ストライキが行われると争議とは本来関係のない企業もしわ寄せを受けることがある。その場合、被害を受けた企業は損害賠償を請求できるのだろうか。この問題に関する係争でフランクフルト労働裁判所が3月27日に判決(訴訟番号: 10 Ca 3468/11)を下したのでここで取り上げてみる。
\裁判を起こしたのは航空管制官労組GdFが2009年春に実施したストで経済的な損失を受けたルフトハンザなど航空会社4社。
\シュツットガルト空港に勤務する航空機誘導員は同年3月3日からストを実施。その際、GdFに属する管制官22人はこれを支援するストを4月6日に行った。
\同支援ストは裁判所の命令を受けて同日中に中止された。これを受けて被害を受けたルフトハンザとエア・ベルリン、TUIフライ、ジャーマンウィングスは、支援ストは違法だったとして損害賠償請求訴訟を起こした。

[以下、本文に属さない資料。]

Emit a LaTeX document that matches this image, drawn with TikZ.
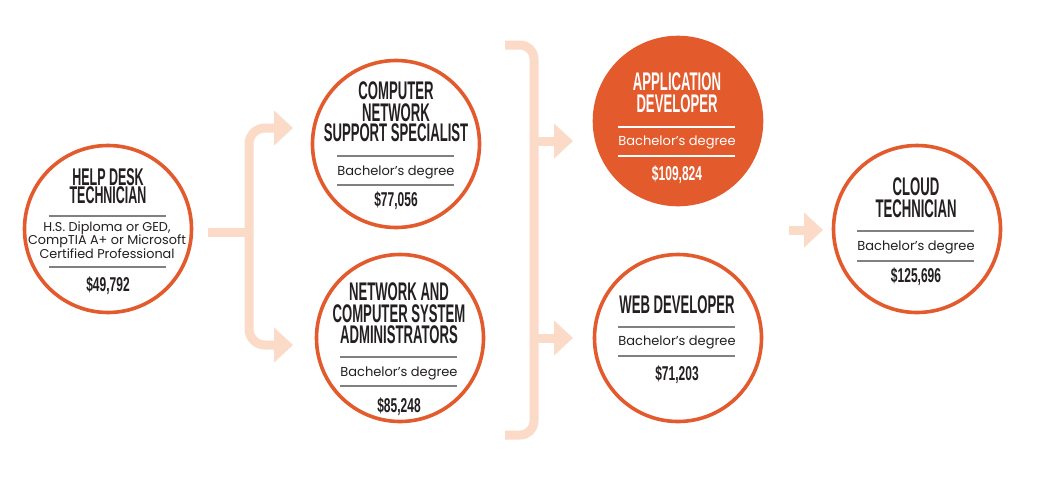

\原告4社は第1審のフランクフルト労裁で敗訴した。判決理由で裁判官は、支援ストは裁判所の命令を受けて速やかに打ち切られており、GdFに落ち度はなかったと指摘。そのうえで、ストで第3者が被害を受けるのはことの性質上、避けられないとして、GdFに損害賠償を支払う義務はないとの判断を示した。
\裁判官は控訴を認めており、判決は確定していない。